Transaction treasury - adding up the benefits of cashflow forecastingFollow @PwC_UK
My colleagues David Stebbings and Rod Staples have both examined cashflow forecasting from the perspective of the FD and the Treasurer in previous entries on this blog. Today I’d like to consider the benefits of this practice in relation to M&A transactions.
Companies prepare forecasts in order to plan ahead and ensure that effective decisions can be made at the earliest possible time. Cashflow forecasting aims to identify where, when and in what currency cashflows are expected to occur allowing management the ability to optimise the use of available cash, identify and plan how shortfalls will be funded, and how surpluses will be invested.
Being able to forecast cashflow is one of the most important elements of treasury management. The primary objective is to ensure that the company has sufficient liquidity (i.e. access to cash) so that it can meet all known obligations and to allow it to continue to function. This discipline is valid in the deal space, both in terms of assessing future cash generation capabilities during the deal process and, especially in terms of existing private equity portfolio companies, guaranteeing timely and accurate visibility of cashflow is in place to ensure financial covenants are complied with. Any size of business can quickly find itself more vulnerable to a lack of cash than to a lack of profit.
Operationally, by predicting shortfalls and surpluses the business can improve investment returns, negotiate better borrowing terms and conditions and minimise external borrowing, optimising the use of cash and of borrowing facilities and avoiding shocks. When assessing potential surpluses and deficits of cash, it is necessary to assess not only amounts and currencies, but also the time periods in which the surpluses or shortages will occur.
There can be disadvantages to forecasting as well and these mainly revolve around the time, and hence cost, spent by the business in preparing them. Often pushed from every side, further pressures and questions on the forecast variances to tight deadlines can cause friction. However, in today’s liquidity environment, can any business afford not to forecast its cash?
For cash management purposes there are generally up to three time horizons for forecasting, each serving a different purpose and using different forecasting methods. As the time horizon extends, it becomes more difficult to forecast with accuracy and the usefulness of the forecast can diminish.
The key to reliability and credibility is to ensure that the operational liquidity and tactical forecasts, prepared using different methodologies, are comparable across the common period that they cover (i.e. 0-3 months). By ensuring that the forecasts align within acceptable tolerance and materiality levels, the business creates the credibility to encourage decision making on both a short and longer term basis.
KPIs, incentivisation and change
It is a key part of any process to ensure that the business creates the right framework of KPIs and appropriate incentivisation at each level of the process. This can be a difficult area, and it is important to ensure that there are no rewards for undercasting cash (thereby creating positive variances, but an opportunity loss for the business). Equally, being penalised twice (once for P&L changes, and again for the cashflow impacts) should be avoided.

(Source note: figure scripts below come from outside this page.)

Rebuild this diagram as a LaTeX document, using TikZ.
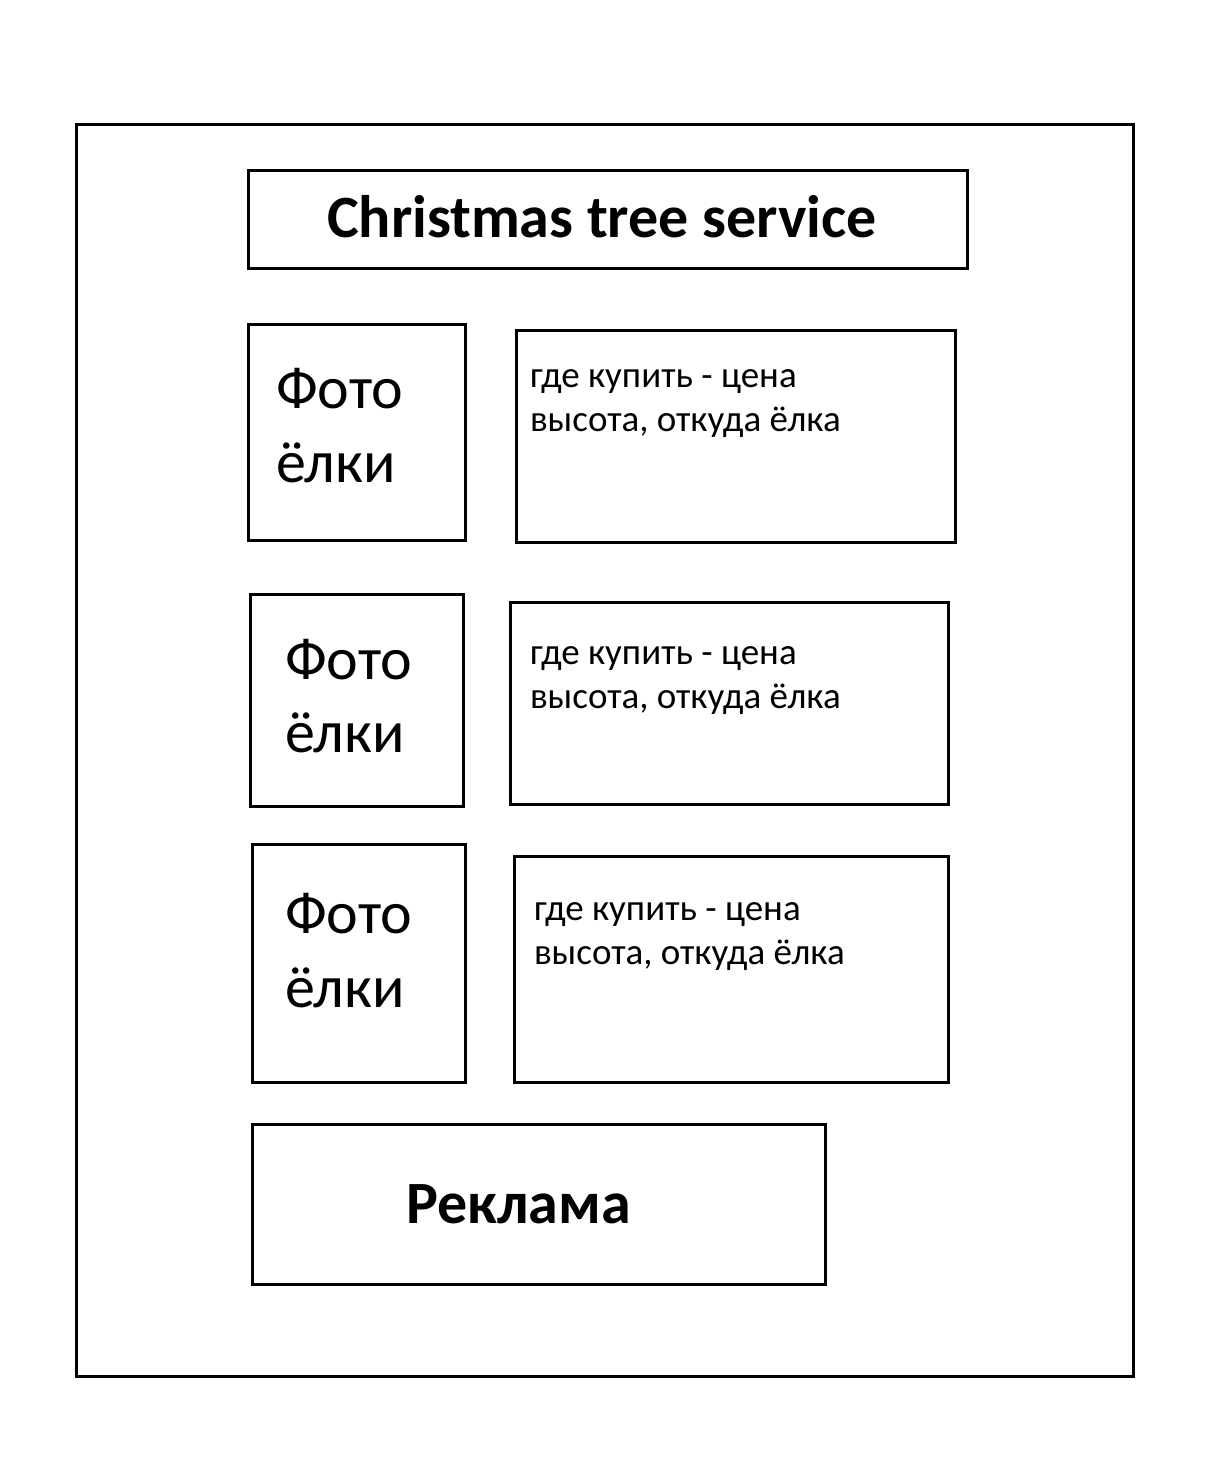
\documentclass[tikz,border=0pt]{standalone}
\usepackage{fontspec}
\setmainfont{Carlito}
\begin{document}
\begin{tikzpicture}[x=1pt,y=-1pt,
  frame/.style={draw=black,line width=3pt,anchor=north west,inner sep=0pt,outer sep=0pt},
  label/.style={anchor=base west,inner sep=0pt,outer sep=0pt,text=black},
  titletext/.style={anchor=base,inner sep=0pt,outer sep=0pt,font=\fontsize{60}{70}\selectfont\bfseries},
  phototext/.style={label,font=\fontsize{60}{70}\selectfont},
  infotext/.style={label,font=\fontsize{37}{44}\selectfont}]
\useasboundingbox (0,0) rectangle (1214,1480);
\fill[white] (0,0) rectangle (1214,1480);

% page outline
\node[frame,minimum width=1057pt,minimum height=1252pt] (page) at (76,124) {};

% header
\node[frame,minimum width=719pt,minimum height=98pt] (header) at (248,170) {};
\node[titletext] (headertext) at (602,237) {Christmas tree service};

% three listing rows: photo box + description box
\node[frame,minimum width=217pt,minimum height=216pt] (photoA) at (248,324) {};
\node[frame,minimum width=439pt,minimum height=212pt] (infoA) at (516,330) {};
\node[phototext] (photoAa) at (276,408) {Фото};
\node[phototext] (photoAb) at (276,482) {ёлки};
\node[infotext] (infoAa) at (530,387) {где купить - цена};
\node[infotext] (infoAb) at (530,431) {высота, откуда ёлка};

\node[frame,minimum width=213pt,minimum height=212pt] (photoB) at (250,594) {};
\node[frame,minimum width=438pt,minimum height=202pt] (infoB) at (510,602) {};
\node[phototext] (photoBa) at (285,679) {Фото};
\node[phototext] (photoBb) at (285,752) {ёлки};
\node[infotext] (infoBa) at (530,664) {где купить - цена};
\node[infotext] (infoBb) at (530,708) {высота, откуда ёлка};

\node[frame,minimum width=213pt,minimum height=238pt] (photoC) at (252,844) {};
\node[frame,minimum width=434pt,minimum height=226pt] (infoC) at (514,856) {};
\node[phototext] (photoCa) at (285,933) {Фото};
\node[phototext] (photoCb) at (285,1007) {ёлки};
\node[infotext] (infoCa) at (534,920) {где купить - цена};
\node[infotext] (infoCb) at (534,964) {высота, откуда ёлка};

% advertising block
\node[frame,minimum width=573pt,minimum height=160pt] (ad) at (252,1124) {};
\node[titletext,anchor=base west] (adtext) at (406,1223) {Реклама};
\end{tikzpicture}
\end{document}
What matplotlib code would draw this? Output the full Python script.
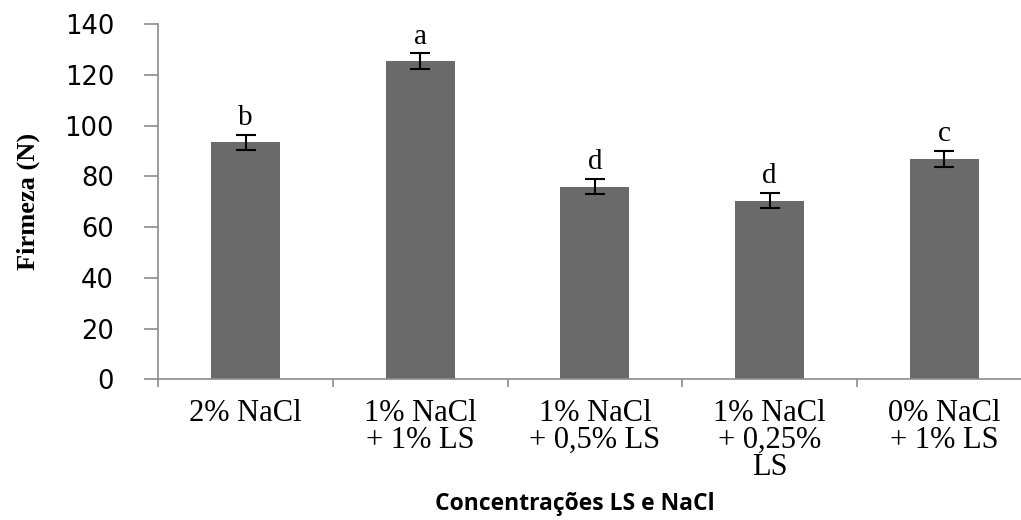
import numpy as np
import matplotlib
matplotlib.use("Agg")
import matplotlib.pyplot as plt

# firmness by salt / LS treatment
categories = ["2% NaCl", "1% NaCl\n+ 1% LS", "1% NaCl\n+ 0,5% LS",
              "1% NaCl\n+ 0,25%\nLS", "0% NaCl\n+ 1% LS"]
firmeza = [93.5, 125.5, 76.0, 70.5, 87.0]
erro = [3.0, 3.0, 3.0, 3.0, 3.1]
letras = ["b", "a", "d", "d", "c"]
yticks = [0, 20, 40, 60, 80, 100, 120, 140]

bar_color = "#6a6a6a"
axis_color = "#8c8c8c"

fig = plt.figure(figsize=(10.21, 5.2), dpi=100)
ax = fig.add_axes([0.1552, 0.2706, 0.855, 0.6827])

x = np.arange(len(categories))
ax.bar(x, firmeza, width=0.395, color=bar_color, zorder=2)
ax.errorbar(x, firmeza, yerr=erro, fmt="none", ecolor="black",
            elinewidth=1.5, capsize=7.5, capthick=1.5, zorder=3)

for xi, v, e, l in zip(x, firmeza, erro, letras):
    ax.annotate(l, (xi, v + e), xytext=(0, 7), textcoords="offset points",
                ha="center", va="baseline", fontsize=21,
                family="Liberation Serif")

ax.set_xlim(-0.5, len(categories) - 0.5)
ax.set_ylim(0, 140)
ax.set_yticks(yticks)
ax.set_yticklabels([str(t) for t in yticks], fontsize=18.5, family="DejaVu Sans")

ax.set_xticks(x)
ax.set_xticklabels(categories, fontsize=22, family="Liberation Serif",
                   linespacing=0.92)
ax.set_xticks(np.arange(-0.5, len(categories)), minor=True)
ax.tick_params(axis="x", which="major", length=0, pad=14)
ax.tick_params(axis="x", which="minor", length=6, width=1.2, color=axis_color,
               direction="out")
ax.tick_params(axis="y", length=10, width=1.2, color=axis_color, pad=22)
for lbl in ax.get_xticklabels():
    lbl.set_verticalalignment("top")

for s in ["top", "right"]:
    ax.spines[s].set_visible(False)
for s in ["left", "bottom"]:
    ax.spines[s].set_color(axis_color)
    ax.spines[s].set_linewidth(1.2)

fig.text(575 / 1021, 10 / 520, "Concentrações LS e NaCl", ha="center",
         va="baseline", fontsize=16.5, fontweight="bold", family="Open Sans")
fig.text(28 / 1021, 319 / 520, "Firmeza (N)", ha="center", va="center",
         rotation=90, fontsize=19, fontweight="bold", family="Liberation Serif")

fig.savefig("out.png", dpi=100)
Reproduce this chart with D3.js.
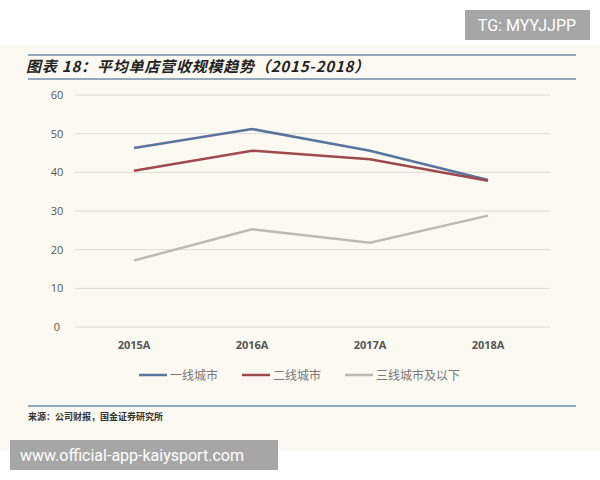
<!DOCTYPE html><html><head><meta charset="utf-8"><script src="https://cdn.jsdelivr.net/npm/d3@7"></script>
<style>body{margin:0;background:#fff}</style></head><body><svg id="c" width="600" height="480"></svg>
<script>
const categories=["2015A","2016A","2017A","2018A"];
const seriesNames=["一线城市","二线城市","三线城市及以下"];
const tier1=[46.3,51.2,45.6,38.0];
const tier2=[40.4,45.6,43.4,37.8];
const tier3=[17.2,25.3,21.8,28.8];
const yTicks=[0,10,20,30,40,50,60];
const colors=["#5a74a0","#9e4a4c","#bdbab5"];
const svg=d3.select("#c");
svg.append("rect").attr("x",0).attr("y",45).attr("width",600).attr("height",405).attr("fill","#fcf9f3");
svg.append("rect").attr("x",465).attr("y",10).attr("width",125).attr("height",30).attr("fill","#a6a6a6");
svg.append("text").attr("x",527).attr("y",31).attr("text-anchor","middle").attr("fill","#fff").attr("font-family","Roboto").attr("font-size",16).text("TG: MYYJJPP");
svg.append("line").attr("x1",28).attr("x2",576).attr("y1",55).attr("y2",55).attr("stroke","#6c8eaa").attr("stroke-width",1.5);
svg.append("line").attr("x1",28).attr("x2",576).attr("y1",79).attr("y2",79).attr("stroke","#6c8eaa").attr("stroke-width",1.5);
svg.append("text").attr("x",26).attr("y",72).attr("font-family","Noto Sans CJK SC").attr("font-style","italic").attr("font-weight","bold").attr("font-size",15).attr("letter-spacing",0.8).attr("fill","#222").text("图表 18：平均单店营收规模趋势（2015-2018）");
const x=d3.scalePoint().domain(categories).range([134,488]);
const y=d3.scaleLinear().domain([0,60]).range([327,95]);
const g=svg.append("g");
yTicks.forEach(t=>{
 g.append("line").attr("x1",75).attr("x2",550).attr("y1",y(t)).attr("y2",y(t)).attr("stroke","#dedbd6").attr("stroke-width",1);
 g.append("text").attr("x",57).attr("y",y(t)+4).attr("text-anchor","middle").attr("font-family","Open Sans").attr("font-size",11).attr("fill","#555").text(t);
});
categories.forEach(c=>g.append("text").attr("x",x(c)).attr("y",349).attr("text-anchor","middle").attr("font-family","Open Sans").attr("font-weight","bold").attr("font-size",11).attr("fill","#555").text(c));
const line=d3.line().x((d,i)=>x(categories[i])).y(d=>y(d));
[tier1,tier2,tier3].forEach((s,i)=>g.append("path").attr("d",line(s)).attr("fill","none").attr("stroke",colors[i]).attr("stroke-width",2.5));
const lx=[139,242,345];
seriesNames.forEach((n,i)=>{
 g.append("line").attr("x1",lx[i]).attr("x2",lx[i]+28).attr("y1",375).attr("y2",375).attr("stroke",colors[i]).attr("stroke-width",2.5);
 g.append("text").attr("x",lx[i]+31).attr("y",380).attr("font-family","Noto Sans CJK SC").attr("font-size",12).attr("fill","#777").text(n);
});
svg.append("line").attr("x1",28).attr("x2",576).attr("y1",406).attr("y2",406).attr("stroke","#6c8eaa").attr("stroke-width",1.5);
svg.append("text").attr("x",28).attr("y",420).attr("font-family","Noto Sans CJK SC").attr("font-weight","bold").attr("font-size",9).attr("fill","#333").text("来源：公司财报，国金证券研究所");
svg.append("rect").attr("x",10).attr("y",440).attr("width",268).attr("height",30).attr("fill","#a6a6a6");
svg.append("text").attr("x",20).attr("y",461).attr("fill","#fff").attr("font-family","Roboto").attr("font-size",16).text("www.official-app-kaiysport.com");
</script></body></html>
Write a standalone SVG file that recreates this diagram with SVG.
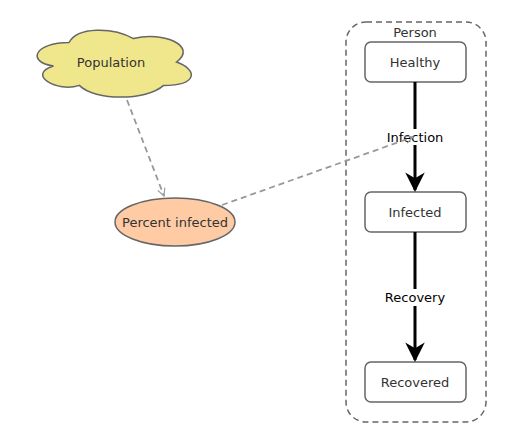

Longer term forecasts in particular should be subjected to sensitivity analysis, to quantify any uncertainties in the forecast, and any appropriate “what if” scenarios. Information should be reported in a way that is useful to those that use and rely upon it to make decisions. Easy to read dashboards are vital to ensure that outputs are understood by all levels of management, and to instil accountability and responsibility.
There is likely to be some organisational change and "pain" involved, and key steps to a successful implementation include:
- engaging hearts and minds by effective communication;
- ensuring understanding through practical and comprehensible materials;
- embedding disciplines with robust and routine processes; and
- encouraging compliance with appropriate KPI's and incentivisation.
To summarise, a fundamental part of the cash and liquidity management process is, as for any process, planning ahead. This is particularly relevant in today’s market of less available and more expensive liquidity. Cash is rarely instantaneously available; the delay may be as short as a day for a payment, or it might be a week if the company is chasing an important sales receipt, out to weeks or months if the company needs to raise equity or to borrow in the capital markets.
As a reminder, the main actions are:
- Liquidity management – ensuring available funds as and when required;
- Minimise cost of funds – take advantage of opportunities to borrow at lower rates;
- Maximise earnings – use and invest surpluses optimally;
- Foreign exchange – manage the currency flows to reduce treasury deals;
- Working capital management – identify changes for corrective action;
- Financial control – compare forecast to actuals throughout the business;
- Investing and funding strategies – identify structural cash shortages and surpluses;
- Strategic investment – funding significant capex or M&A activity from available resources; and
- Strategic objectives – compare longer term variances to influence corporate strategy and anticipate market, economic and competitive changes.